Richard Houghton mentions some favourite novels and showbiz and political autobiographies...

READERSVOICE.COM: What are some of the best books you’ve read about The Rolling Stones?

RICHARD HOUGHTON: Bill Wyman’s Stone Alone [1990 autobiography] is a very detailed account of the band’s early days and, as one of the original members of the group, he has a unique perspective on things. Roy Carr’s The Rolling Stones – An Illustrated Record, which was published in 1976, captured a lot of images of the band and presented information in a very readable scrap book style.

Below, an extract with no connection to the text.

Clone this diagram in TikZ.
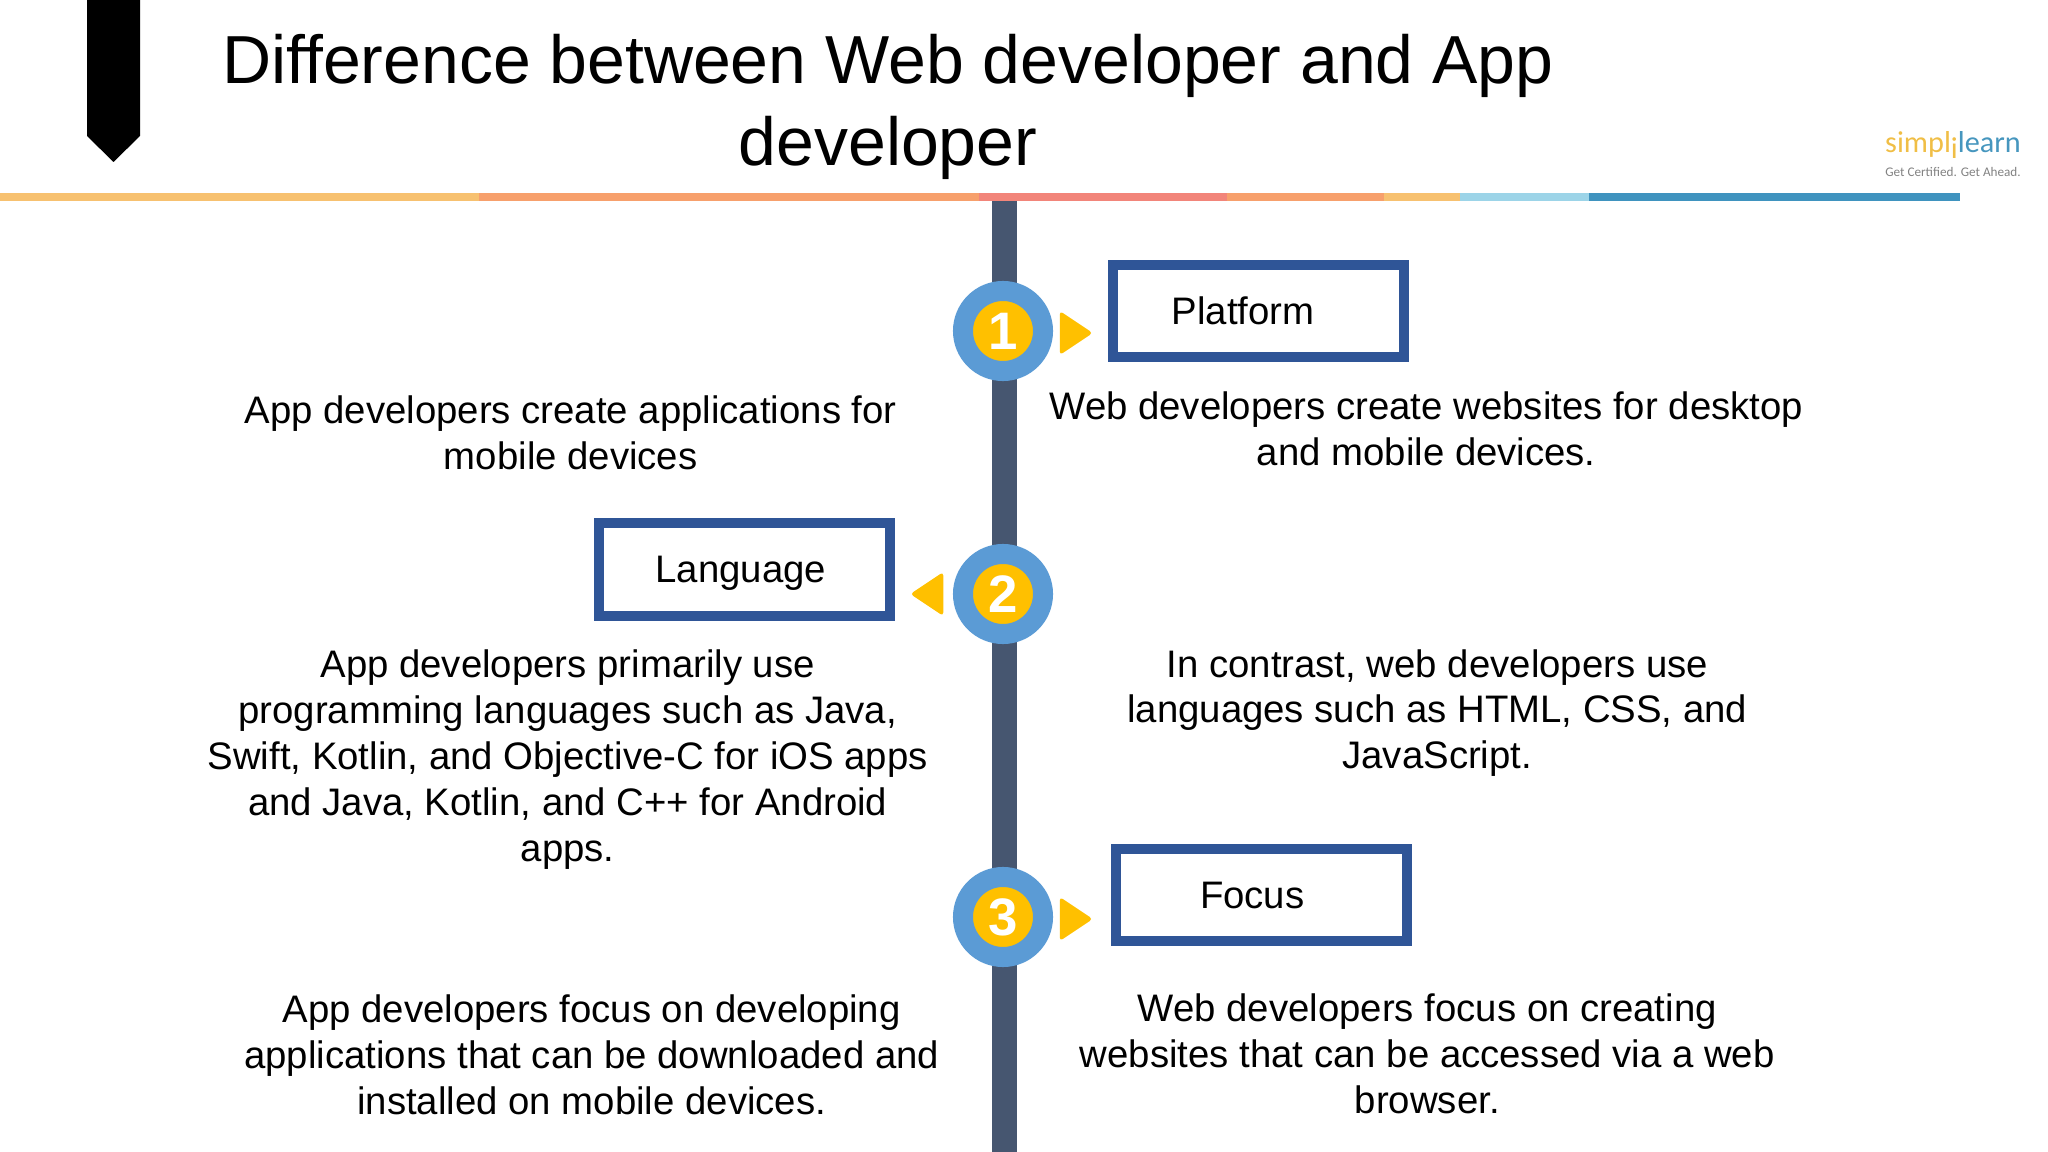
\documentclass[tikz,border=0pt]{standalone}
\usepackage{xcolor}
\usepackage{fontspec}
\setmainfont{Liberation Sans}
\newfontfamily\logofont{Carlito}
\usetikzlibrary{shapes.geometric, positioning}
\definecolor{mytrunk}{RGB}{70,86,112}
\definecolor{myring}{RGB}{91,155,213}
\definecolor{mygold}{RGB}{255,192,0}
\definecolor{mybox}{RGB}{47,85,151}
\definecolor{barsand}{RGB}{247,193,112}
\definecolor{barorange}{RGB}{247,160,108}
\definecolor{barred}{RGB}{242,133,122}
\definecolor{barsky}{RGB}{156,212,232}
\definecolor{barblue}{RGB}{63,147,191}
\definecolor{logogold}{RGB}{240,190,70}
\definecolor{logoblue}{RGB}{70,150,190}
\definecolor{logogrey}{RGB}{130,130,130}
\tikzset{
  numdot/.style={circle, draw=myring, fill=mygold, line width=0.2cm,
    minimum size=0.8cm, inner sep=0pt, text=white,
    font=\fontsize{15}{15}\selectfont\bfseries},
  headbox/.style={rectangle, draw=mybox, fill=white, line width=0.1cm,
    minimum width=2.91cm, minimum height=0.92cm, inner sep=0pt, text depth=0pt,
    font=\fontsize{10.9}{13}\selectfont},
  marker/.style={isosceles triangle, isosceles triangle stretches, fill=mygold,
    minimum width=0.44cm, minimum height=0.33cm, inner sep=0pt,
    rounded corners=1pt},
  bodytext/.style={align=center, inner sep=0pt,
    font=\fontsize{10.9}{13.05}\selectfont},
  trunk/.style={color=mytrunk, line width=0.25cm}
}

\begin{document}
\begin{tikzpicture}[x=0.01cm, y=-0.01cm]
  \useasboundingbox (0,0) rectangle (2048,1152);

  % Title and tab
  \fill[black] (87,0) -- (140,0) -- (140,136) -- (113.5,162) -- (87,136) -- cycle;
  \node[align=center, inner sep=0pt, font=\fontsize{19.33}{23.2}\selectfont] (title) at (888,107)
    {Difference between Web developer and App\\developer};

  % Coloured rule
  \foreach \xa/\xb/\barcol in {0/479/barsand, 479/979/barorange, 979/1227/barred,
    1227/1384/barorange, 1384/1460/barsand, 1460/1589/barsky, 1589/1960/barblue}
    \fill[\barcol] (\xa,193) rectangle (\xb,201);

  % Logo
  \node[inner sep=0pt, font=\logofont\fontsize{8.6}{10}\selectfont] (logo) at (1953,145)
    {\textcolor{logogold}{simpl\raisebox{-0.06cm}{i}}\textcolor{logoblue}{learn}};
  \node[below=0.07cm of logo, inner sep=0pt, text=logogrey, font=\logofont\fontsize{3.75}{4}\selectfont] (tagline)
    {Get Certified. Get Ahead.};

  % Central line
  \coordinate (trunktop) at (1004.5,201);
  \coordinate (trunkbot) at (1004.5,1152);
  \draw[trunk] (trunktop) -- (trunkbot);

  % Numbered stops
  \node[numdot] (num1) at (1003,331) {1};
  \node[numdot] (num2) at (1003,594) {2};
  \node[numdot] (num3) at (1003,917) {3};

  % Markers
  \node[marker, right=0.06cm of num1, yshift=-0.02cm] (arw1) {};
  \node[marker, shape border rotate=180, left=0.09cm of num2] (arw2) {};
  \node[marker, right=0.06cm of num3, yshift=-0.02cm] (arw3) {};

  % Headings
  \node[headbox, right=0.13cm of arw1, yshift=0.22cm] (platform) {\hspace*{-0.3cm}Platform};
  \node[headbox, left=0.13cm of arw2, yshift=0.245cm] (language) {\hspace*{-0.08cm}Language};
  \node[headbox, right=0.16cm of arw3, yshift=0.24cm] (focus) {\hspace*{-0.18cm}Focus};

  % Web side
  \node[bodytext, below=0.29cm of platform, xshift=1.68cm] (webplat)
    {Web developers create websites for desktop\\and mobile devices.};
  \node[bodytext, below=1.82cm of webplat, xshift=0.11cm] (weblang)
    {In contrast, web developers use\\languages such as HTML, CSS, and\\JavaScript.};
  \node[bodytext, below=0.47cm of focus, xshift=1.66cm] (webfocus)
    {Web developers focus on creating\\websites that can be accessed via a web\\browser.};

  % App side
  \node[bodytext, above=0.48cm of language, xshift=-1.74cm] (appplat)
    {App developers create applications for\\mobile devices};
  \node[bodytext, below=0.285cm of language, xshift=-1.77cm] (applang)
    {App developers primarily use\\programming languages such as Java,\\Swift, Kotlin, and Objective-C for iOS apps\\and Java, Kotlin, and C++ for Android\\apps.};
  \node[bodytext, below=1.24cm of applang, xshift=0.24cm] (appfocus)
    {App developers focus on developing\\applications that can be downloaded and\\installed on mobile devices.};
\end{tikzpicture}
\end{document}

As an introduction to the Rolling Stones and to get some perspective on the way in which they attracted often negative media coverage in the 1960s (enhancing their reputation as the band that parents loved to hate and as the antidote to the squeaky clean Beatles) it takes some beating.

RV: What are some of your favourite books of all time, whether fiction or not?

RH: I did a degree in English at Loughborough University and so my tastes are quite conservative – The Mayor of Casterbridge by Thomas Hardy, Dombey and Son by Charles Dickens and DH Lawrence’s The Rainbow are three books which I studied and which I still find hard to beat. I’m a big reader of political biographies, particularly British politicians from the 1970s onwards. It’s sometimes hard to keep up with them – Margaret Thatcher and Tony Blair have both been written about extensively as a result of having each been in office for so long as Prime Ministers of the UK. I also like reading showbiz autobiographies, whether they be British TV stars or Hollywood greats.

RV: What are some of your favorite political and showbiz autobiographies?

RH: In terms of political autobiographies Alan Clark’s Diaries [covering his life from 1955-1999] is an entertaining and witty read, as are Tony Benn’s diaries [The Benn Diaries, 1940-1990]. Although from different ends of the political spectrum they were very similar.

In terms of showbiz biographies, I would recommend the diaries of Kenneth Williams [The Kenneth Williams Diaries, 1994], the British TV comedy actor. The Beatles, Football and Me by Hunter Davies is exactly what it says on the tin – another perspective on the Sixties from a writer and TV columnist well known to a British audience.